» SHORT PROBLEM
Skip pictures; extract every line from the one with "Write a web" through the one with "const serif = 'Liberation", exactly as written.

» Records with drawing code
╭──
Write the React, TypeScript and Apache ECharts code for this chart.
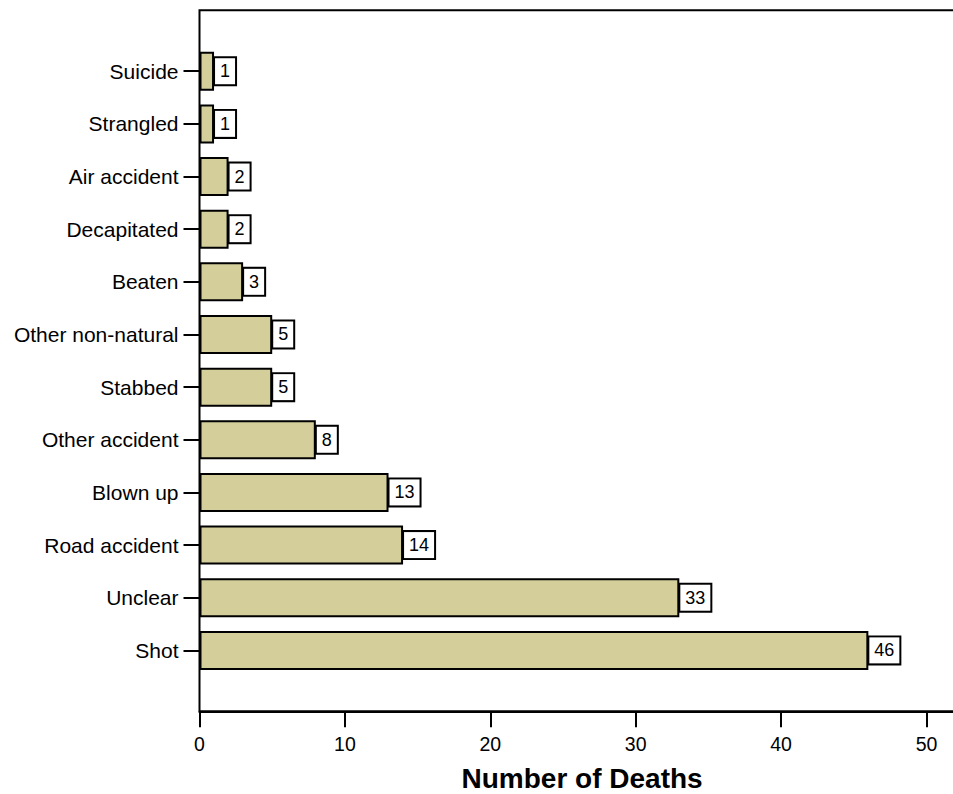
import React, { useEffect, useRef } from "react";
import * as echarts from "echarts";

const categories = [
  "Suicide",
  "Strangled",
  "Air accident",
  "Decapitated",
  "Beaten",
  "Other non-natural",
  "Stabbed",
  "Other accident",
  "Blown up",
  "Road accident",
  "Unclear",
  "Shot",
];
const deaths = [1, 1, 2, 2, 3, 5, 5, 8, 13, 14, 33, 46];
const xMin = 0;
const xMax = 54;
const xInterval = 10;
const xTitle = "Number of Deaths";

const FONT = "'Liberation Sans', Arial, Helvetica, sans-serif";

export default function App() {
  const ref = useRef<HTMLDivElement>(null);
  useEffect(() => {
    if (!ref.current) return;
    const chart = echarts.init(ref.current, null, { renderer: "svg" });
    const left = 199.5;
    const pxPerUnit = 14.54;
    const width = xMax * pxPerUnit;
    chart.setOption({
      animation: false,
      backgroundColor: "#ffffff",
      textStyle: { fontFamily: FONT },
      grid: [
        {
          left,
          top: 10.3,
          width,
          height: 701,
          show: true,
          borderColor: "#000",
          borderWidth: 2,
          backgroundColor: "transparent",
          containLabel: false,
          outerBoundsMode: "none",
        },
        {
          left,
          top: 44.9,
          width,
          height: 631.8,
          containLabel: false,
          outerBoundsMode: "none",
        },
      ],
      xAxis: [
        {
          gridIndex: 0,
          type: "value",
          min: xMin,
          max: xMax,
          interval: xInterval,
          splitLine: { show: false },
          axisLine: { show: true, lineStyle: { color: "#000", width: 2 } },
          axisTick: { show: true, length: 16, lineStyle: { color: "#000", width: 2 } },
          axisLabel: {
            show: true,
            showMaxLabel: false,
            color: "#000",
            fontSize: 19.5,
            margin: 23,
            fontFamily: FONT,
          },
          name: xTitle,
          nameLocation: "middle",
          nameGap: 54,
          nameTextStyle: {
            color: "#000",
            fontSize: 28,
            lineHeight: 26,
            fontWeight: "bold",
            fontFamily: FONT,
            padding: [0, 20, 0, 0],
          },
        },
        {
          gridIndex: 1,
          type: "value",
          min: xMin,
          max: xMax,
          show: false,
          splitLine: { show: false },
        },
      ],
      yAxis: [
        {
          gridIndex: 0,
          type: "value",
          min: 0,
          max: 1,
          show: false,
          splitLine: { show: false },
        },
        {
          gridIndex: 1,
          type: "category",
          inverse: true,
          data: categories,
          axisLine: { show: false },
          axisTick: {
            show: true,
            alignWithLabel: true,
            length: 16,
            lineStyle: { color: "#000", width: 2 },
          },
          axisLabel: {
            color: "#000",
            fontSize: 21,
            margin: 21,
            fontFamily: FONT,
          },
          splitLine: { show: false },
        },
      ],
      series: [
        {
          type: "bar",
          xAxisIndex: 1,
          yAxisIndex: 1,
          data: deaths,
          barWidth: 39,
          itemStyle: { color: "#d3ce9a", borderColor: "#000", borderWidth: 2 },
          label: {
            show: true,
            position: "right",
            distance: 1,
            color: "#000",
            fontSize: 18,
            lineHeight: 18,
            fontFamily: FONT,
            backgroundColor: "#fff",
            borderColor: "#000",
            borderWidth: 2,
            padding: [4, 5, 4, 5],
          },
        },
      ],
    });
    return () => chart.dispose();
  }, []);
  return (
    <div
      ref={ref}
      style={{ position: "absolute", left: 0, top: 0, width: 953, height: 794 }}
    />
  );
}
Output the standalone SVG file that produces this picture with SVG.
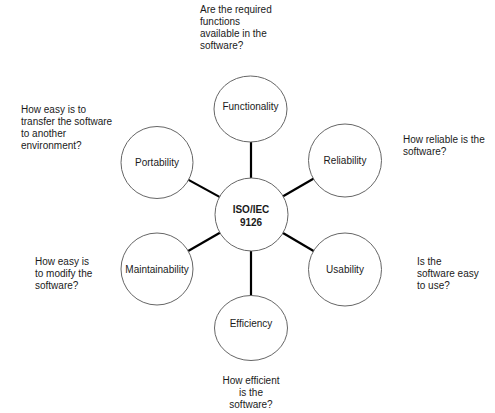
<svg xmlns="http://www.w3.org/2000/svg" width="495" height="413" viewBox="0 0 495 413">
<style>
text{font-family:"Liberation Sans",Arial,sans-serif;font-size:10px;fill:#1a1a1a}
.node{fill:#fff;stroke:#666;stroke-width:1}
.lbl{text-anchor:middle}
.bold{font-weight:bold}
.conn line{stroke:#000;stroke-width:2.2}
</style>
<rect width="495" height="413" fill="#fff"/>
<g id="connectors" class="conn">
<line x1="251" y1="142" x2="251" y2="178"/>
<line x1="251" y1="251" x2="251" y2="296"/>
<line x1="219.5" y1="196.9" x2="188.5" y2="179.9"/>
<line x1="219.9" y1="232.7" x2="188.2" y2="251"/>
<line x1="283.1" y1="196.2" x2="313.8" y2="178.5"/>
<line x1="283" y1="233" x2="314" y2="251.2"/>
</g>
<g id="iso">
<circle class="node" cx="251.5" cy="214.5" r="36.5"/>
<text class="lbl bold" x="251" y="213">ISO/IEC</text>
<text class="lbl bold" x="251" y="225.5">9126</text>
</g>
<g id="functionality">
<ellipse class="node" cx="250.5" cy="109" rx="36.5" ry="33"/>
<text class="lbl" x="250.5" y="110">Functionality</text>
<text x="200" y="13">Are the required</text>
<text x="200" y="25">functions</text>
<text x="200" y="37">available in the</text>
<text x="200" y="49">software?</text>
</g>
<g id="reliability">
<circle class="node" cx="345" cy="160.5" r="36.5"/>
<text class="lbl" x="345" y="164">Reliability</text>
<text x="403" y="143">How reliable is the</text>
<text x="403" y="155">software?</text>
</g>
<g id="usability">
<circle class="node" cx="345" cy="269.5" r="36.5"/>
<text class="lbl" x="345" y="273">Usability</text>
<text x="417" y="265">Is the</text>
<text x="417" y="277">software easy</text>
<text x="417" y="289">to use?</text>
</g>
<g id="efficiency">
<ellipse class="node" cx="251" cy="328" rx="36.5" ry="32.5"/>
<text class="lbl" x="251" y="327">Efficiency</text>
<text class="lbl" x="251" y="384">How efficient</text>
<text class="lbl" x="251" y="396">is the</text>
<text class="lbl" x="251" y="408">software?</text>
</g>
<g id="maintainability">
<circle class="node" cx="157" cy="269" r="36"/>
<text class="lbl" x="157" y="272.5">Maintainability</text>
<text x="35" y="265">How easy is</text>
<text x="35" y="277">to modify the</text>
<text x="35" y="289">software?</text>
</g>
<g id="portability">
<circle class="node" cx="157" cy="162.5" r="36"/>
<text class="lbl" x="157" y="165.5">Portability</text>
<text x="21" y="113">How easy is to</text>
<text x="21" y="125">transfer the software</text>
<text x="21" y="137">to another</text>
<text x="21" y="149">environment?</text>
</g>
</svg>
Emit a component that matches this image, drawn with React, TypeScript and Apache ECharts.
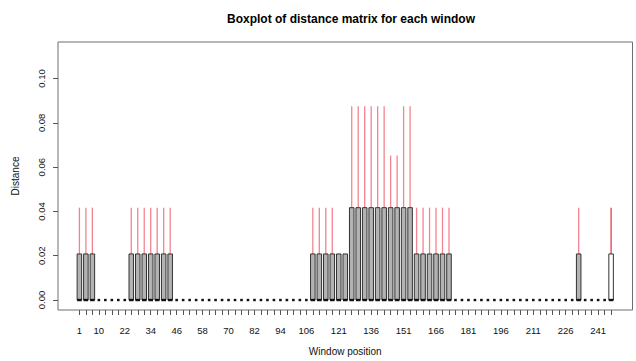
import React, { useEffect, useRef } from "react";
import * as echarts from "echarts";

// Window identifiers (one box per window, stepping by 3)
const windowNames = [
  1, 4, 7, 10, 13, 16, 19, 22, 25, 28,
  31, 34, 37, 40, 43, 46, 49, 52, 55, 58,
  61, 64, 67, 70, 73, 76, 79, 82, 85, 88,
  91, 94, 97, 100, 103, 106, 109, 112, 115, 118,
  121, 124, 127, 130, 133, 136, 139, 142, 145, 148,
  151, 154, 157, 160, 163, 166, 169, 172, 175, 178,
  181, 184, 187, 190, 193, 196, 199, 202, 205, 208,
  211, 214, 217, 220, 223, 226, 229, 232, 235, 238,
  241, 244, 247,
];

// Lower hinge / median of each window's distances
const medians = [
  0, 0, 0, 0, 0, 0, 0, 0, 0, 0,
  0, 0, 0, 0, 0, 0, 0, 0, 0, 0,
  0, 0, 0, 0, 0, 0, 0, 0, 0, 0,
  0, 0, 0, 0, 0, 0, 0, 0, 0, 0,
  0, 0, 0, 0, 0, 0, 0, 0, 0, 0,
  0, 0, 0, 0, 0, 0, 0, 0, 0, 0,
  0, 0, 0, 0, 0, 0, 0, 0, 0, 0,
  0, 0, 0, 0, 0, 0, 0, 0, 0, 0,
  0, 0, 0,
];

// Upper hinge (Q3)
const boxTop = [
  0.0208, 0.0208, 0.0208, 0, 0, 0, 0, 0, 0.0208, 0.0208,
  0.0208, 0.0208, 0.0208, 0.0208, 0.0208, 0, 0, 0, 0, 0,
  0, 0, 0, 0, 0, 0, 0, 0, 0, 0,
  0, 0, 0, 0, 0, 0, 0.0208, 0.0208, 0.0208, 0.0208,
  0.0208, 0.0208, 0.0417, 0.0417, 0.0417, 0.0417, 0.0417, 0.0417, 0.0417, 0.0417,
  0.0417, 0.0417, 0.0208, 0.0208, 0.0208, 0.0208, 0.0208, 0.0208, 0, 0,
  0, 0, 0, 0, 0, 0, 0, 0, 0, 0,
  0, 0, 0, 0, 0, 0, 0, 0.0208, 0, 0,
  0, 0, 0.0208,
];

// Upper whisker end (maximum)
const whiskerTop = [
  0.0417, 0.0417, 0.0417, 0, 0, 0, 0, 0, 0.0417, 0.0417,
  0.0417, 0.0417, 0.0417, 0.0417, 0.0417, 0, 0, 0, 0, 0,
  0, 0, 0, 0, 0, 0, 0, 0, 0, 0,
  0, 0, 0, 0, 0, 0, 0.0417, 0.0417, 0.0417, 0.0417,
  0.0208, 0.0208, 0.0875, 0.0875, 0.0875, 0.0875, 0.0875, 0.0875, 0.0652, 0.0652,
  0.0875, 0.0875, 0.0417, 0.0417, 0.0417, 0.0417, 0.0417, 0.0417, 0, 0,
  0, 0, 0, 0, 0, 0, 0, 0, 0, 0,
  0, 0, 0, 0, 0, 0, 0, 0.0417, 0, 0,
  0, 0, 0.0417,
];

// Windows printed on the x axis
const xTickLabels = [1, 10, 22, 34, 46, 58, 70, 82, 94, 106, 121, 136, 151, 166, 181, 196, 211, 226, 241];
// Y axis tick values
const yTicks = [0, 0.02, 0.04, 0.06, 0.08, 0.1];
// Last window is drawn with an unfilled box
const highlightWindow = 247;

const FONT = "'Liberation Sans', Arial, Helvetica, sans-serif";

export default function App() {
  const ref = useRef<HTMLDivElement>(null);

  useEffect(() => {
    if (!ref.current) return;
    const chart = echarts.init(ref.current, undefined, { renderer: "svg" });

    const data = windowNames.map((w, k) => [
      k + 1,
      boxTop[k],
      whiskerTop[k],
      medians[k],
      w === highlightWindow ? 1 : 0,
    ]);
    const posOf = (w: number) => windowNames.indexOf(w) + 1;

    chart.setOption({
      animation: false,
      backgroundColor: "#ffffff",
      title: {
        text: "Boxplot of distance matrix for each window",
        left: 346,
        top: 8,
        textAlign: "center",
        textStyle: { fontFamily: FONT, fontSize: 12, fontWeight: "bold", color: "#000" },
      },
      grid: {
        left: 58,
        top: 42,
        right: 3.5,
        bottom: 49,
        show: true,
        borderColor: "#6e6e6e",
        borderWidth: 1,
        backgroundColor: "transparent",
      },
      xAxis: {
        type: "value",
        min: -2.3,
        max: 86.3,
        name: "Window position",
        nameLocation: "middle",
        nameGap: 36,
        nameTextStyle: { fontFamily: FONT, fontSize: 10, color: "#111" },
        axisLine: { show: false, onZero: false },
        splitLine: { show: false },
        axisTick: {
          show: true,
          length: 5,
          lineStyle: { color: "#555" },
          customValues: windowNames.map((_, k) => k + 1),
        },
        axisLabel: {
          fontFamily: FONT,
          fontSize: 9.5,
          color: "#111",
          margin: 15,
          customValues: xTickLabels.map(posOf),
          formatter: (v: number) => String(windowNames[Math.round(v) - 1]),
        },
      },
      yAxis: {
        type: "value",
        min: -0.0045,
        max: 0.1165,
        name: "Distance",
        nameLocation: "middle",
        nameGap: 38,
        nameRotate: 90,
        nameTextStyle: { fontFamily: FONT, fontSize: 10, color: "#111" },
        axisLine: { show: false, onZero: false },
        splitLine: { show: false },
        axisTick: {
          show: true,
          length: 5,
          lineStyle: { color: "#555" },
          customValues: yTicks,
        },
        axisLabel: {
          fontFamily: FONT,
          fontSize: 9.5,
          color: "#111",
          rotate: 90,
          margin: 12,
          customValues: yTicks,
          formatter: (v: number) => v.toFixed(2),
        },
      },
      series: [
        {
          type: "custom",
          data,
          encode: { x: 0, y: [1, 2] },
          renderItem: (_params: any, api: any) => {
            const pos = api.value(0);
            const q3 = api.value(1);
            const hi = api.value(2);
            const med = api.value(3);
            const hl = api.value(4) === 1;
            const base = api.coord([pos, med]);
            const top = api.coord([pos, q3]);
            const wt = api.coord([pos, hi]);
            const hw = api.size([0.7, 0])[0] / 2;
            const children: any[] = [];
            if (hi > q3) {
              children.push({
                type: "line",
                shape: { x1: base[0], y1: top[1], x2: base[0], y2: wt[1] },
                style: { stroke: hl ? "#ea3b48" : "#f3848e", lineWidth: 1.3 },
              });
            }
            if (q3 > med) {
              children.push({
                type: "rect",
                shape: { x: base[0] - hw, y: top[1], width: hw * 2, height: base[1] - top[1] },
                style: { fill: hl ? "#ffffff" : "#b3b3b3", stroke: "#333", lineWidth: 1 },
              });
            }
            const mw = q3 > med ? hw : 1.3;
            children.push({
              type: "line",
              shape: { x1: base[0] - mw, y1: base[1], x2: base[0] + mw, y2: base[1] },
              style: { stroke: "#111", lineWidth: 2.4 },
            });
            return { type: "group", children };
          },
        },
      ],
    });

    return () => chart.dispose();
  }, []);

  return (
    <div
      ref={ref}
      style={{ position: "fixed", left: 0, top: 0, width: 636, height: 361, background: "#fff" }}
    />
  );
}
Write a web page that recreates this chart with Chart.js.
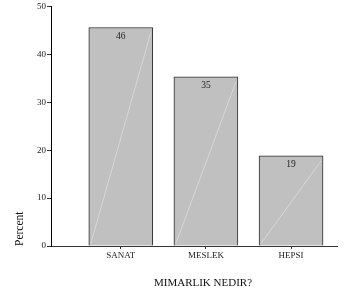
<!DOCTYPE html>
<html>
<head>
<meta charset="utf-8">
<script src="https://cdn.jsdelivr.net/npm/chart.js@4/dist/chart.umd.min.js"></script>
<style>
  html, body { margin: 0; padding: 0; background: #fff; }
  #wrap { width: 355px; height: 300px; position: relative; }
</style>
</head>
<body>
<div id="wrap"><canvas id="chart"></canvas></div>
<script>
const categories = ['SANAT', 'MESLEK', 'HEPSI'];
const percentValues = [45.6, 35.3, 18.8];
const yTicks = [0, 10, 20, 30, 40, 50];
const xTitle = 'MIMARLIK NEDIR?';

const serif = 'Liberation Serif, Times New Roman, serif';

// value labels, the faint diagonal streak inside every bar, and the x title
const barDecor = {
  id: 'barDecor',
  afterDatasetsDraw(chart) {
    const ctx = chart.ctx;
    const meta = chart.getDatasetMeta(0);
    ctx.save();
    meta.data.forEach((bar, i) => {
      const half = bar.width / 2;
      ctx.strokeStyle = 'rgba(255,255,255,0.35)';
      ctx.lineWidth = 1;
      ctx.beginPath();
      ctx.moveTo(bar.x - half + 2, bar.base - 2);
      ctx.lineTo(bar.x + half - 2, bar.y + 5);
      ctx.stroke();

      ctx.fillStyle = '#222';
      ctx.font = '9.5px ' + serif;
      ctx.textAlign = 'center';
      ctx.textBaseline = 'middle';
      ctx.fillText(Math.round(percentValues[i]), bar.x, bar.y + 9);
    });

    // title centred between the y axis and the right edge, like the original
    const area = chart.chartArea;
    ctx.fillStyle = '#111';
    ctx.font = '11px ' + serif;
    ctx.textAlign = 'center';
    ctx.textBaseline = 'middle';
    ctx.fillText(xTitle, (area.left + chart.width) / 2, area.bottom + 37);
    ctx.restore();
  }
};

new Chart(document.getElementById('chart'), {
  type: 'bar',
  data: {
    datasets: [{
      data: categories.map((c, i) => ({ x: i, y: percentValues[i] })),
      backgroundColor: '#c0c0c0',
      borderColor: '#2a2a2a',
      borderWidth: 1,
      barThickness: 64
    }]
  },
  options: {
    responsive: true,
    maintainAspectRatio: false,
    animation: false,
    layout: { padding: { top: 6, right: 18, left: 0, bottom: 0 } },
    plugins: {
      legend: { display: false },
      tooltip: { enabled: false }
    },
    scales: {
      x: {
        type: 'linear',
        min: -0.82,
        max: 2.54,
        offset: false,
        afterBuildTicks: (scale) => {
          scale.ticks = categories.map((c, i) => ({ value: i }));
        },
        afterFit: (scale) => { scale.height = 54; },
        border: { display: true, color: '#333', width: 1 },
        grid: {
          offset: false,
          drawOnChartArea: false,
          drawTicks: true,
          tickLength: 3,
          color: '#333'
        },
        ticks: {
          autoSkip: false,
          maxRotation: 0,
          padding: 1,
          color: '#222',
          font: { family: serif, size: 9 },
          callback: (v) => categories[v]
        }
      },
      y: {
        min: 0,
        max: 50,
        afterBuildTicks: (scale) => {
          scale.ticks = yTicks.map(v => ({ value: v }));
        },
        afterFit: (scale) => { scale.width = 51; },
        border: { display: true, color: '#000', width: 1 },
        grid: {
          drawOnChartArea: false,
          drawTicks: true,
          tickLength: 4,
          color: '#333'
        },
        ticks: {
          padding: 1,
          color: '#222',
          font: { family: serif, size: 9 }
        },
        title: {
          display: true,
          text: 'Percent',
          align: 'start',
          color: '#111',
          font: { family: serif, size: 11.5 },
          padding: { top: 13, bottom: 0 }
        }
      }
    }
  },
  plugins: [barDecor]
});
</script>
</body>
</html>
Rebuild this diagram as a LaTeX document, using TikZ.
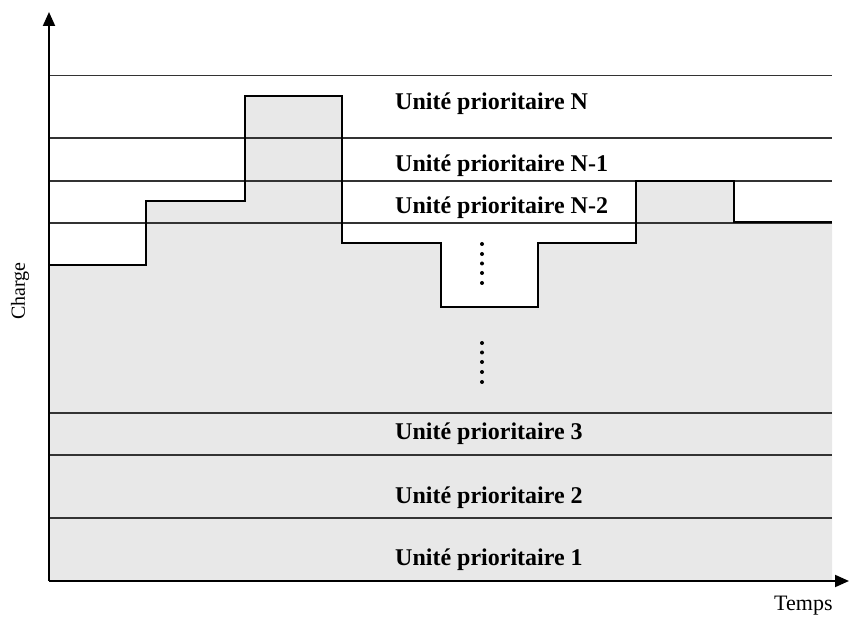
\documentclass[tikz,border=0pt]{standalone}
\usepackage{fontspec}
\setmainfont{Liberation Serif}
\usetikzlibrary{arrows.meta}
\definecolor{fillgray}{HTML}{E8E8E8}
\tikzset{
  grid line/.style={line width=1.9pt, black!80},
  step line/.style={line width=2.8pt, black, line join=miter},
  axis line/.style={line width=2pt, black, -{Triangle[length=14pt,width=12pt]}},
  unit label/.style={anchor=base west, inner sep=0pt, font=\fontsize{24}{28}\selectfont\bfseries},
  axis label/.style={inner sep=0pt, font=\fontsize{20}{24}\selectfont},
  dotmark/.style={circle, fill=black, inner sep=0pt, minimum size=4pt}
}
\begin{document}
\begin{tikzpicture}[x=1pt,y=-1pt]
\useasboundingbox (0,0) rectangle (849,617);
% filled load area
\fill[fillgray] (49,581) -- (49,265) -- (146,265) -- (146,201) -- (245,201) -- (245,96)
  -- (342,96) -- (342,243) -- (441,243) -- (441,307) -- (538,307) -- (538,243)
  -- (636,243) -- (636,181) -- (734,181) -- (734,222) -- (832,222) -- (832,581) -- cycle;
% priority level lines
\foreach \yy in {75.5,138,181,223,413,455,518}
  \draw[grid line] (49,\yy) -- (832,\yy);
% step curve
\draw[step line] (49,265) -- (146,265) -- (146,201) -- (245,201) -- (245,96)
  -- (342,96) -- (342,243) -- (441,243) -- (441,307) -- (538,307) -- (538,243)
  -- (636,243) -- (636,181) -- (734,181) -- (734,222) -- (832,222);
% axes
\coordinate (origin) at (49,581);
\coordinate (ytip) at (49,12);
\coordinate (xtip) at (849,581);
\draw[axis line] (origin) -- (ytip);
\draw[axis line] (origin) -- (xtip);
% labels
\node[unit label] (uN)  at (395,110) {Unité prioritaire N};
\node[unit label] (uN1) at (395,172) {Unité prioritaire N-1};
\node[unit label] (uN2) at (395,214) {Unité prioritaire N-2};
\node[unit label] (u3)  at (395,440) {Unité prioritaire 3};
\node[unit label] (u2)  at (395,503) {Unité prioritaire 2};
\node[unit label] (u1)  at (395,565) {Unité prioritaire 1};
\node[axis label, rotate=90] (charge) at (20,291) {Charge};
\node[axis label, anchor=base west, font=\fontsize{22}{26}\selectfont] (temps) at (774,610) {Temps};
% vertical ellipsis dots
\foreach \yy [count=\i] in {244,254,263.5,273,283}
  \node[dotmark] (da\i) at (482,\yy) {};
\foreach \yy [count=\i] in {343,352.5,362,372,382}
  \node[dotmark] (db\i) at (482,\yy) {};
\end{tikzpicture}
\end{document}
╰──
» PROBLEM SOLUTION
Write a web page that recreates this chart with Chart.js.
<!DOCTYPE html>
<html>
<head>
<meta charset="utf-8">
<script src="https://cdn.jsdelivr.net/npm/chart.js@4/dist/chart.umd.min.js"></script>
<style>
  html, body { margin: 0; padding: 0; background: #fff; }
  #wrap { width: 355px; height: 300px; position: relative; }
</style>
</head>
<body>
<div id="wrap"><canvas id="chart"></canvas></div>
<script>
const categories = ['SANAT', 'MESLEK', 'HEPSI'];
const percentValues = [45.6, 35.3, 18.8];
const yTicks = [0, 10, 20, 30, 40, 50];
const xTitle = 'MIMARLIK NEDIR?';

const serif = 'Liberation Serif, Times New Roman, serif';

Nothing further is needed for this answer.